When looking at the frametime data we were shocked to find that the high ‘spikes’ seen at 1920 x 1080 were no where to be found, but both AMD and NVIDIA cards were found to slow down to 45-60 ms on 1-2 frames per card.
Battlefield 1 Benchmarked – 4K
4K or Ultra HD has four times the pixels of the ‘standard’ 1080p display and is considered one of the most demanding widely used gaming resolution.
4K Benchmark Results: We dropped off some of the slower cards that weren’t designed for 4K gaming off this chart, but as you can see none of the cards did really well at 4K resolutions with the default Ultra image quality settings. If you drop the image quality down to medium you’ll get average over 60 FPS on the NVIDIA GeForce GTX 1080 8GB FE, so 4K gamers will need to reduce the image quality to get the frame rate up for a good gaming experience.
When we look at frametime performance we see a couple spikes on both cards, but we noticed almost a pattern to over 25 little spikes on the AMD Radeon R9 Fury X when playing BF1 on an Ultra HD display.
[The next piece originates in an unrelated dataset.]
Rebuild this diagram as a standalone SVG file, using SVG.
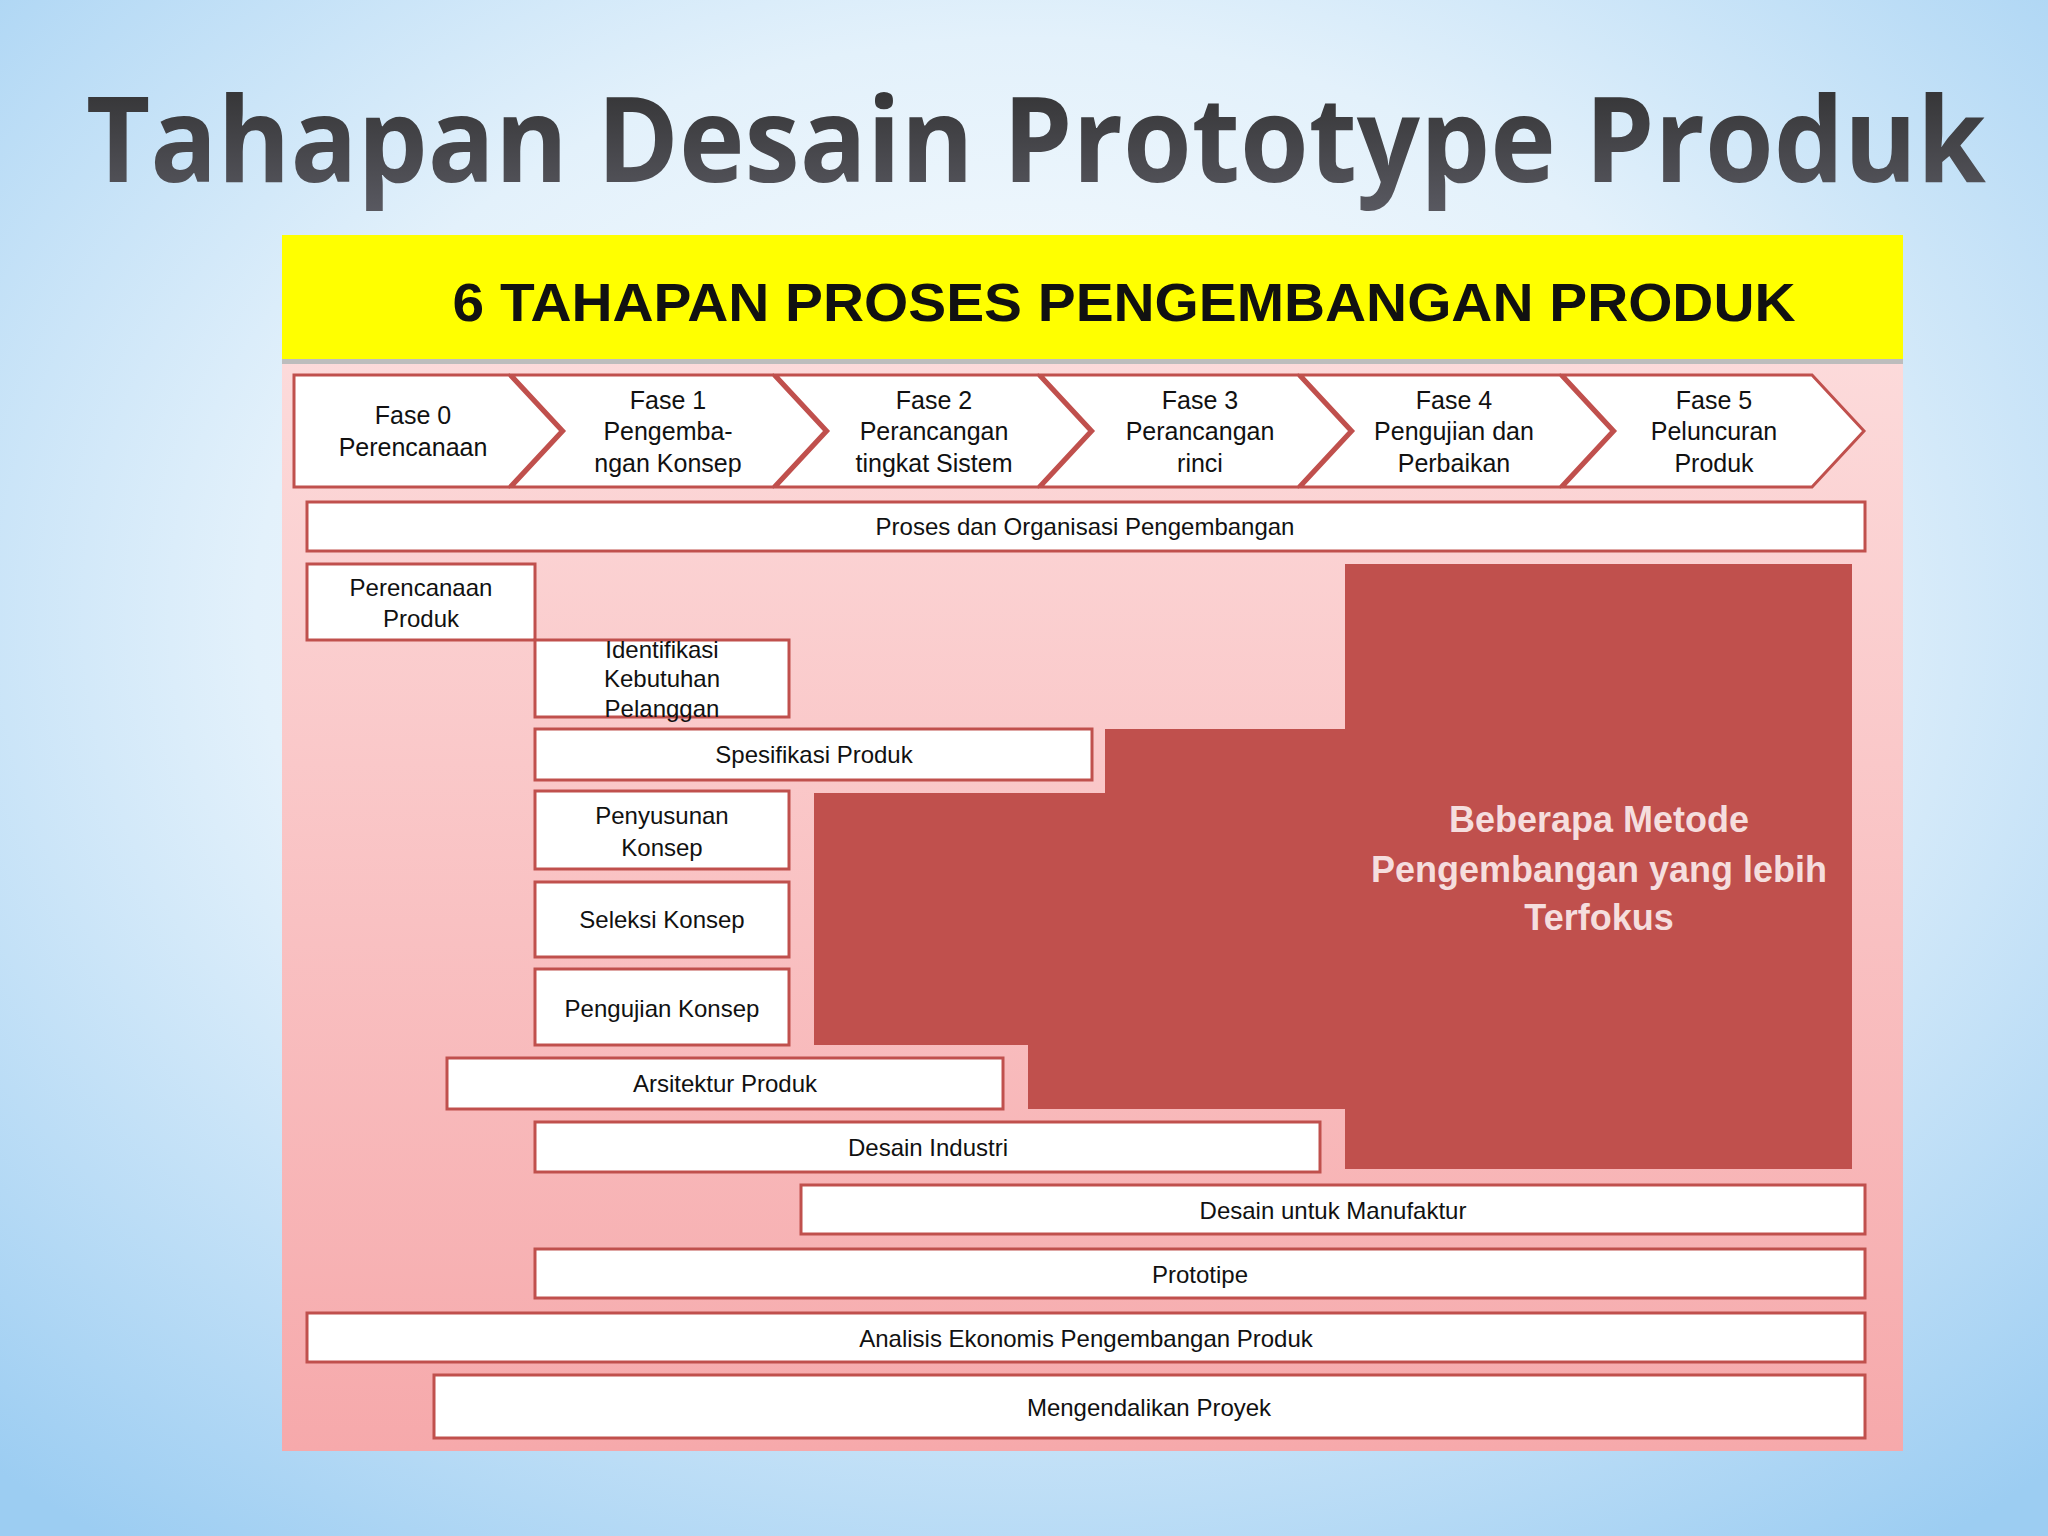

The spikes were generally ever 250 frames and we about 6-7ms higher than the ones before and after it. Pretty strange behavior, but likely has something to do with the memory usage once again.
Battlefield 1 Performance Final Thoughts
Battlefield 1 was tough to benchmark due to using Presentmon to get the job done, but our test results were interesting to say the least. AMD Radeon graphics cards do very well on this DirectX 12 game title when you look at the average FPS, but they appear to be suffering from some massive FPS drops when playing at 1920 x 1080. You can be playing with respectable frame rates and then all of a sudden the performance plummets down to the single digits. NVIDIA graphics cards also experience some FPS drops, but to a lesser degree.
We’ve seen a few people online that said the new GeForce GTX 375.63 drivers that came out yesterday fixed the issue, but that isn’t true as there were no BF1 tweaks to be had in that driver. The only change in GeForce 375.57 drivers was a fix for some Windows 10 UI issues that were impacting the start menu and titles. When Battlefield 1 is run in DX12 mode the game developers control how the video cards memory is handled due to the access to the low level programming that they have. We have a feeling that this will need to be addressed in a future game patch unless AMD and NVIDIA can force something in a driver release. Much of that is over our head though as we have no experience programming APIs.